EXERCISE PROMPT.
Retype the material in full, keeping every word the same.

-------- SOURCE DATA

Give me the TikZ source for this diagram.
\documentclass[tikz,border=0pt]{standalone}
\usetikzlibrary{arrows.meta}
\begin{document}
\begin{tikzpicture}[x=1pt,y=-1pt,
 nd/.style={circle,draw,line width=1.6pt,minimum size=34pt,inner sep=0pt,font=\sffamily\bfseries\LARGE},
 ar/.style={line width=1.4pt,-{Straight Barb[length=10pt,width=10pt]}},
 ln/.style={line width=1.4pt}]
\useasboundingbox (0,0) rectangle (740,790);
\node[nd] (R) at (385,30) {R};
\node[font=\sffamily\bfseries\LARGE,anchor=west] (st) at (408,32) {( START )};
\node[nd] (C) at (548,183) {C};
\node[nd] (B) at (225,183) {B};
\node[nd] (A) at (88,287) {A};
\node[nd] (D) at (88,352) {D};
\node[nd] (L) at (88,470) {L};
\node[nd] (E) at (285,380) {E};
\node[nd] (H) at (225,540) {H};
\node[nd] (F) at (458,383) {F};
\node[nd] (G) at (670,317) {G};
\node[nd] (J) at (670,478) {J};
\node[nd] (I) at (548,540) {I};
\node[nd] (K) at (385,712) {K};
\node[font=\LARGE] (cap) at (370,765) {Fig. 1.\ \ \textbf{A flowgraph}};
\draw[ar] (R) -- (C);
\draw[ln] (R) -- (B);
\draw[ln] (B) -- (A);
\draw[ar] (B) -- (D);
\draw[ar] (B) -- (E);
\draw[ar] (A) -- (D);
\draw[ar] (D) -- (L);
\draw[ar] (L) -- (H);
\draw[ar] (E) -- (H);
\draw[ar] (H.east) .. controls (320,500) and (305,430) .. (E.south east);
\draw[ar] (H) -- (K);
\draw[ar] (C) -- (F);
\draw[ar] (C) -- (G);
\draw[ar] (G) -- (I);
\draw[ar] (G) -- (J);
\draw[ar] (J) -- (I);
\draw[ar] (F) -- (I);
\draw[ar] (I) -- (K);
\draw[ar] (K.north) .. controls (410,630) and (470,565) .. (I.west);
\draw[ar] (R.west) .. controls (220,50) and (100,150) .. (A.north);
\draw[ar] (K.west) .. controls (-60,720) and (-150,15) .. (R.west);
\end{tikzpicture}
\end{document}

----------------

ANSWER TO THE TASK.
Give me the TikZ source for this diagram.
\documentclass[tikz,border=0pt]{standalone}
\usetikzlibrary{arrows.meta}
\begin{document}
\begin{tikzpicture}[x=1pt,y=-1pt,
 nd/.style={circle,draw,line width=1.6pt,minimum size=34pt,inner sep=0pt,font=\sffamily\bfseries\LARGE},
 ar/.style={line width=1.4pt,-{Straight Barb[length=10pt,width=10pt]}},
 ln/.style={line width=1.4pt}]
\useasboundingbox (0,0) rectangle (740,790);
\node[nd] (R) at (385,30) {R};
\node[font=\sffamily\bfseries\LARGE,anchor=west] (st) at (408,32) {( START )};
\node[nd] (C) at (548,183) {C};
\node[nd] (B) at (225,183) {B};
\node[nd] (A) at (88,287) {A};
\node[nd] (D) at (88,352) {D};
\node[nd] (L) at (88,470) {L};
\node[nd] (E) at (285,380) {E};
\node[nd] (H) at (225,540) {H};
\node[nd] (F) at (458,383) {F};
\node[nd] (G) at (670,317) {G};
\node[nd] (J) at (670,478) {J};
\node[nd] (I) at (548,540) {I};
\node[nd] (K) at (385,712) {K};
\node[font=\LARGE] (cap) at (370,765) {Fig. 1.\ \ \textbf{A flowgraph}};
\draw[ar] (R) -- (C);
\draw[ln] (R) -- (B);
\draw[ln] (B) -- (A);
\draw[ar] (B) -- (D);
\draw[ar] (B) -- (E);
\draw[ar] (A) -- (D);
\draw[ar] (D) -- (L);
\draw[ar] (L) -- (H);
\draw[ar] (E) -- (H);
\draw[ar] (H.east) .. controls (320,500) and (305,430) .. (E.south east);
\draw[ar] (H) -- (K);
\draw[ar] (C) -- (F);
\draw[ar] (C) -- (G);
\draw[ar] (G) -- (I);
\draw[ar] (G) -- (J);
\draw[ar] (J) -- (I);
\draw[ar] (F) -- (I);
\draw[ar] (I) -- (K);
\draw[ar] (K.north) .. controls (410,630) and (470,565) .. (I.west);
\draw[ar] (R.west) .. controls (220,50) and (100,150) .. (A.north);
\draw[ar] (K.west) .. controls (-60,720) and (-150,15) .. (R.west);
\end{tikzpicture}
\end{document}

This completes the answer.